Résumé de la règle de lieu d’imposition de CFE
• Remplaçant libéral : sauf en situation d’exonération, votre unique CFE est due à l’adresse de votre résidence principale, qui est le lieu de votre principal établissement.
• Collaborateur libéral : sauf en situation d’exonération, votre unique CFE est due à l’adresse du cabinet médical du (premier) médecin titulaire que vous aurez déclarée au fisc, qui est le lieu de votre principal établissement. À ce titre, cela vous laisse des latitudes de gestion si vous collaborez avec plusieurs titulaires dans des lieux différents : il vous suffira de choisir la « meilleure » adresse.
• Installé titulaire : sauf en situation d’exonération, vous devrez potentiellement autant de CFE que vous compterez de lieux d’exercice différents. Sauf en cas d’assujettissement à plusieurs CFE minimum, où une seule est alors due.
La cession de cabinet au profit d’un successeur
Cette situation constitue un maintien de l’activité économique du cabinet taxé à la CFE. Il ne s’agit que d’un changement d’exploitant, l’occupant au 1er janvier (= le cédant) restant le seul redevable sur l’année civile entière au regard du fisc. D’où les conséquences suivantes :
■ Durant l’année de la cession
• Si la cession intervient en cours d’année : le cédant reste seul redevable de la CFE de l’année de cession. Le successeur n’est pas individuellement imposable à la CFE sur les mois de l’année de cession au cours desquels il exerce en tant que successeur, et pour le cabinet médical cédé. Remarque sur les contrats de cession : il est fréquent que le contrat de cession mette la CFE de l’année de cession à la charge du successeur au prorata des mois correspondant à la succession.
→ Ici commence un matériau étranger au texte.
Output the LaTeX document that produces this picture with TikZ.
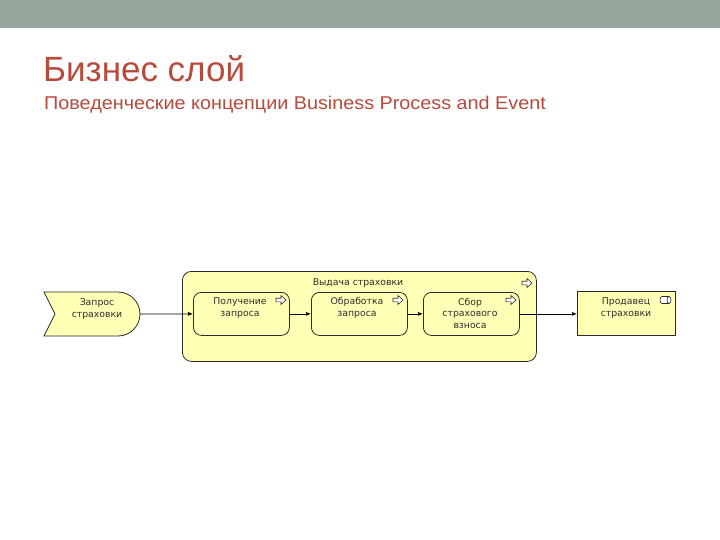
\documentclass[tikz,border=0pt]{standalone}
\usepackage{fontspec}
\setmainfont{Liberation Sans}
\newfontfamily\diafont{DejaVu Sans}
\usetikzlibrary{arrows.meta}
\definecolor{banner}{HTML}{95A69A}
\definecolor{titlered}{HTML}{B84A3C}
\definecolor{archy}{HTML}{FFFFB5}
\definecolor{edgegray}{HTML}{2A2A2A}
\definecolor{txtgray}{HTML}{2E2E2E}
\tikzset{
  elem/.style={draw=edgegray, line width=0.8pt, fill=archy},
  proc/.style={elem, rounded corners=8pt, minimum width=96pt, minimum height=43pt, inner sep=0pt},
  lbl/.style={font=\diafont\fontsize{9.3}{11.5}\selectfont, text=txtgray, align=center},
  conn/.style={draw=black, line width=0.7pt, -{Latex[length=5pt,width=4pt]}},
  icon/.style={draw=edgegray, line width=0.6pt, fill=white}
}
\newcommand{\procicon}[2]{%
  \draw[icon] (#1-5,#2-1.8) -- (#1,#2-1.8) -- (#1,#2-4.5) -- (#1+5,#2) -- (#1,#2+4.5) -- (#1,#2+1.8) -- (#1-5,#2+1.8) -- cycle;}
\begin{document}
\begin{tikzpicture}[x=1pt,y=-1pt]
\useasboundingbox (0,0) rectangle (720,540);
\fill[white] (0,0) rectangle (720,540);
\fill[banner] (0,0) rectangle (720,28);
\node[anchor=base west, inner sep=0pt, text=titlered, font=\fontsize{35}{38}\selectfont] (title) at (43,82) {Бизнес слой};
\node[anchor=base west, inner sep=0pt, text=titlered, font=\fontsize{18.5}{22}\selectfont] (sub) at (44,110) {\scalebox{1.07}[1]{Поведенческие концепции Business Process and Event}};

% container
\node[elem, rounded corners=9pt, minimum width=354pt, minimum height=90pt, inner sep=0pt, anchor=north west] (cont) at (182,271) {};
\node[lbl, anchor=center] (conttitle) at (358,283) {Выдача страховки};
\procicon{527}{283}

% event
\draw[elem] (44,292) -- (118,292) arc[start angle=-90, end angle=90, radius=22] -- (44,336) -- (55,314) -- cycle;
\node[lbl] (ev) at (97,309) {Запрос\\страховки};
\coordinate (evr) at (140,314);

% processes
\node[proc, anchor=north west] (p1) at (193,292) {};
\node[lbl] at (240,308) {Получение\\запроса};
\procicon{281}{300}
\node[proc, anchor=north west] (p2) at (311,292) {};
\node[lbl] at (357,308) {Обработка\\запроса};
\procicon{398}{300}
\node[proc, anchor=north west] (p3) at (423,292) {};
\node[lbl] at (470,313) {Сбор\\страхового\\взноса};
\procicon{511}{300}

% role
\node[elem, minimum width=98pt, minimum height=44pt, inner sep=0pt, anchor=north west] (role) at (577,291) {};
\node[lbl] at (626,308) {Продавец\\страховки};
\draw[edgegray, line width=0.6pt, fill=white] (662,296.5) -- (669,296.5) arc[start angle=-90, end angle=90, x radius=2, y radius=3.5] -- (662,303.5) arc[start angle=90, end angle=270, x radius=2, y radius=3.5] -- cycle;
\draw[edgegray, line width=0.6pt] (669,296.5) arc[start angle=-90, end angle=-270, x radius=2, y radius=3.5];

% connectors
\draw[conn] (evr) -- (p1.west);
\draw[conn] (p1.east) -- (p2.west);
\draw[conn] (p2.east) -- (p3.west);
\draw[conn] (p3.east) -- (p3.east -| role.west);
\end{tikzpicture}
\end{document}
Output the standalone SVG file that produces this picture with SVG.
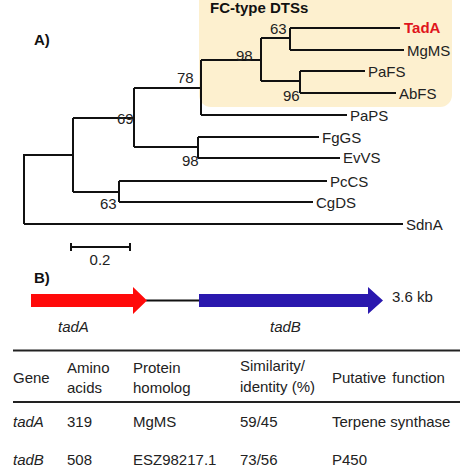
<svg xmlns="http://www.w3.org/2000/svg" width="474" height="474" viewBox="0 0 474 474">
<style>
text{font-family:"Liberation Sans",Arial,sans-serif;font-size:15px;fill:#222}
.b{font-weight:bold;fill:#111}
.i{font-style:italic}
.br{stroke:#111;stroke-width:2;fill:none}
.rule{stroke:#222;stroke-width:2}
</style>
<rect width="474" height="474" fill="#fff"/>
<rect id="fc-box" x="199" y="-12" width="253" height="119" rx="12" fill="#fdf0cf"/>
<text class="b" x="210" y="13">FC-type DTSs</text>
<text class="b" x="34" y="45">A)</text>
<g id="connectors">
<path class="br" d="M24,224V155H73 M73,118V192 M73,118H134 M73,192H119 M134,88V147 M134,88H201 M134,147H198 M201,60V115 M201,60H261 M201,115H347 M261,38V81 M261,38H290 M261,81H300 M290,28V50 M290,28H400 M290,50H404 M300,71V93 M300,71H365 M300,93H396 M198,137V158 M198,137H319 M198,158H340 M119,181V202 M119,181H327 M119,202H313 M24,224H403"/>
<path class="br" d="M71,247H130 M71,243V251 M130,243V251"/>
</g>
<g id="bootstrap">
<text x="270" y="34">63</text>
<text x="236" y="61">98</text>
<text x="283" y="101">96</text>
<text x="177" y="83">78</text>
<text x="117" y="124">69</text>
<text x="182" y="166">98</text>
<text x="100" y="209">63</text>
</g>
<g id="n-tadA"><text class="b" x="404" y="33" style="fill:#e0141c">TadA</text></g>
<g id="n-MgMS"><text x="407" y="56">MgMS</text></g>
<g id="n-PaFS"><text x="368" y="77">PaFS</text></g>
<g id="n-AbFS"><text x="399" y="99">AbFS</text></g>
<g id="n-PaPS"><text x="350" y="121">PaPS</text></g>
<g id="n-FgGS"><text x="322" y="143">FgGS</text></g>
<g id="n-EvVS"><text x="343" y="163">EvVS</text></g>
<g id="n-PcCS"><text x="330" y="187">PcCS</text></g>
<g id="n-CgDS"><text x="316" y="208">CgDS</text></g>
<g id="n-SdnA"><text x="406" y="230">SdnA</text></g>
<text x="100" y="265" text-anchor="middle">0.2</text>
<text class="b" x="34" y="283">B)</text>
<g id="genes">
<line x1="146" y1="300.5" x2="200" y2="300.5" stroke="#111" stroke-width="2"/>
<polygon id="gene-tadA" points="31,294 133,294 133,287 147,300.5 133,314 133,307 31,307" fill="#ff0a0a"/>
<polygon id="gene-tadB" points="199,294 368,294 368,287 383,300.5 368,314 368,307 199,307" fill="#2a18ae"/>
<text x="392" y="302">3.6 kb</text>
<text class="i" x="58" y="332">tadA</text>
<text class="i" x="270" y="332">tadB</text>
</g>
<g id="table">
<line class="rule" x1="13" y1="350.5" x2="460" y2="350.5"/>
<line class="rule" x1="13" y1="402" x2="460" y2="402"/>
<text x="13" y="383">Gene</text>
<text x="67" y="373">Amino</text>
<text x="67" y="393">acids</text>
<text x="133" y="373">Protein</text>
<text x="133" y="393">homolog</text>
<text x="240" y="371">Similarity/</text>
<text x="240" y="392">identity (%)</text>
<text x="332" y="383" word-spacing="2">Putative function</text>
<text class="i" x="13" y="427">tadA</text>
<text x="67" y="427">319</text>
<text x="133" y="427">MgMS</text>
<text x="240" y="427">59/45</text>
<text x="332" y="427">Terpene synthase</text>
<text class="i" x="13" y="465">tadB</text>
<text x="67" y="465">508</text>
<text x="133" y="465">ESZ98217.1</text>
<text x="240" y="465">73/56</text>
<text x="332" y="465">P450</text>
</g>
</svg>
Ce genre de clause ne constitue qu’une pratique contractuelle, engageant certes les parties mais ne reposant sur aucun texte législatif, et n’est donc pas opposable à l’administration fiscale.
• Si la cession intervient au 1er janvier : il en résulte que seul le successeur est imposé. Précision : il le sera sur la valeur locative des biens professionnels dont son prédécesseur disposait au 31 décembre de l’année précédente.
■ Durant les deux ans qui suivent l’année de cession : de façon dérogatoire, le successeur est imposé sur les bases de la valeur locative de l’année de la cession, c’est-à-dire sur celle des biens professionnels dont le successeur disposait au 31 décembre de l’année de cession. Conséquence : il ne bénéficie pas de la réduction de 50 % en année N+1, contrairement à la règle s’appliquant en cas de création d’établissement comme déjà vu voici 15 jours.
La déclaration de CVAE
La cotisation sur la valeur ajoutée des entreprises (CVAE), taxe locale attachée à la CFE, ne concerne qu’une minorité de médecins libéraux (EI ou sociétés), réalisant plus de 152 500 € de recettes ou de chiffre d’affaires (CA). Et compte tenu du mode de calcul de cette taxe, seules les entreprises réalisant plus de 500 000 € de recettes seront tenues de la régler. Attention : tout médecin en régime BNC (ou en société) réalisant entre 152 500 et 500 000 € de recettes devra impérativement renseigner la page 2035-E de sa déclaration de résultat et déposer en sus le formulaire n° 1330-CVAE-SD auprès de son SIE. Même en l’absence finale de CVAE à régler, dans les faits.